Saturday, February 18, 2012

I could use a little reassurance.

What is It with me and the wrong guy? Why can't I ever seem to like the guy with no attachments, the free standing guy, a loan wolf? I seem to have a habit of falling for a guy that is destined for failure. Maybe I just like the challenge, or the knowing that it cant be too serious or last to long, or maybe Im simply unlucky. I pride myself on being a strong girl, I hardly ever take break ups to hard, and I usually let the men follow me, never the other way around. Until now....

Please remember me , Im not sure if I can let you go

Here he comes, He is short, freaking adorable, and I have decided it is simply a ridiculous and impossible task not to smile when Im around him. Everything he says makes me laugh, and I have yet to find something about him that I dont enjoy. Except for the fact that I constantly get the feeling im way more into him then he is into me. In the begining, he would call me every night, text me all day long, and was always dying to hang out with me. So what suddenly changed? What could I have done to push him away so much that I am constantly praying that maybe he will text me today? I recently went an entire weekend not receving so much as a text from him. like what the hell? we had never gone a day without talking let alone a weekend. I find myself in a constant worry. Im over analyzing everything between us, and for the first time, I have experianced what it is like to be so insanly jealous of someone . Never before have I worried about who my boyfriend was talking to or hanging out with.. until now.
What is it about this boy that makes me show all my weaknesses that I have prided myself on never showing anyone before. All i want to do is be with him all the time, and that is just something i have never felt. and if im honest with myself i will say that it scares me .
                                                          am i just paranoid?
are things between us really as bad as i make them out to be?
Honestly it seems like every time i have a concern or he gives me the cold shoulder. Almost instantly he replases it with a good thing about him. So its almost like i can never be upset with him for too long. Not that he even knows i have concered thoughts about his feelings for me all the time.

is it because i have held out to long on us kissing?
was she really right? its that all my fault?
So we havent kissed yet? Is that a big deal? Its not like we havent talked about it. He knows about my extreme innocence. Its not like we dont want to . It just hasnt presented itself with the right time. I just have never understood the big deal with taking things slow. I have never kissed just for fun, when i kiss someone its because i have strong feelings for them and thats a representation of that.

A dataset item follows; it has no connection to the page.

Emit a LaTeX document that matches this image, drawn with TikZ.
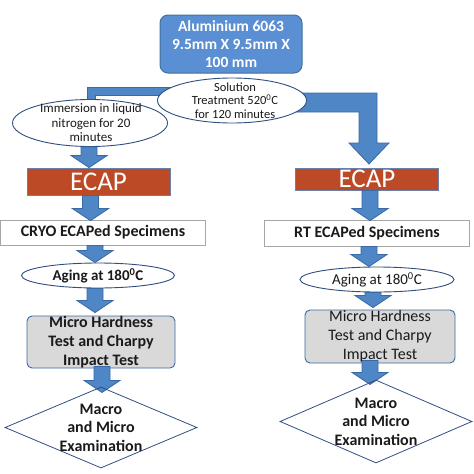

is it because were not dating?
do we need to have that offical title for him to feel the need to constantly display his feelings?
He always tells me that he treats me just like a girlfriend. But would you really go a whole weekend without talking to a girlfriend? Would you leave a girlfriend wondering if your feelings for her are even still exsistant? I think not.

But im a big girl. I need to grow up. I have never been needy and Im not about to start now. I should believe that if he was starting to have feelings for "her" he would tell me. This isnt middle school. And im not saying he treats me like shit.. all im saying is I could use a little more reassurance.